Euro/dollar stretched past 1.4300 to a new 2009 high in London time on risk positives from Asian news - notably Australia’s higher than expected 1Q GDP report of +.4% growth vs -.2% expected - and on Asian equity gains. But equities reversed course in Europe time, led by a .5% drop in the MSCI index of 23 developed countries, first drop in 5 days. Russia’s equity index dropped 3.4% and analysts say the risk positive trade has gone too far. Earlier, Sterling joined Euro and broke past 1.6600 after a solid upside surprise in UK May PMI services, 51.7 vs 49.5 expected, and the UK nationwide consumer confidence indicator rose 2 points to 53. Eurozone May final services PMI was revised slightly higher to 44.8, now up for 5 straight months and signaling that 2Q EZ GDP should improve to -.4% q/q from 1Q -2.5% and the worst is over. USD buying was triggered by individual reports from China, Japan, India, and South Korea that there’s no viable alternative to USD as a reserve currency, China noting its partnership with the US in its USTreasury holdings. Euro/dollar dropped almost 2 cents. FX strategists note the two phases of USD weakness: first is driven by unwind of safe-haven USD longs in favor of currencies to benefit from global growth, a phase which is well under way; second is policy related, notably inflation worries and fiscal sustainability. This phase seems likely to be muted since inflation indicative trades (10 year TIPS) are back to normal and the UST auction last week was successful, with CDS spreads on US government debt now back to pre-Lehman levels. Bottom line: USD can weaken more but not much. Technicals suggest selling Eur at 1.4361.
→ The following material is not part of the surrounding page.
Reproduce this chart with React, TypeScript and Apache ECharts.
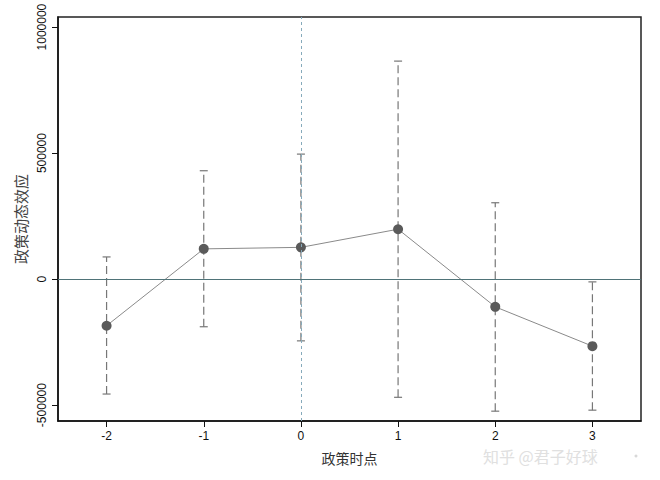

USD has continued to weaken over the past few weeks, but the reason now appears to center on growing inflation concerns, rather than growth expectations. Interest rates are now rising while the USD is softening, but are not necessarily reflecting the expectation of a near-term “V-shaped” recovery. In contrast, the relationship between strengthening growth and equities with a lower dollar has petered out, with stocks changing little recently while USD dollar weakness stretches out, showing the shift in correlations in FX markets as the macroeconomic focus changes.
The upcoming week is exceptionally busy across the G10, with the heart of the US data calendar (ADP employment and payrolls) and a hat-trick of central banks on Thursday with the BOE, ECB and BOC. Economists do not expect anything major in the way of new initiatives to come out of those announcements. But one policymaking wild card some also consider is that the Fed likely does not want to see the USD falter significantly further and that foreign central banks do not want to see their currencies relentlessly strengthen. Such a move would dampen an already-weak outlook outside the US and potentially risk even more capital markets chaos if USD appeared to be heading toward a disorderly decline.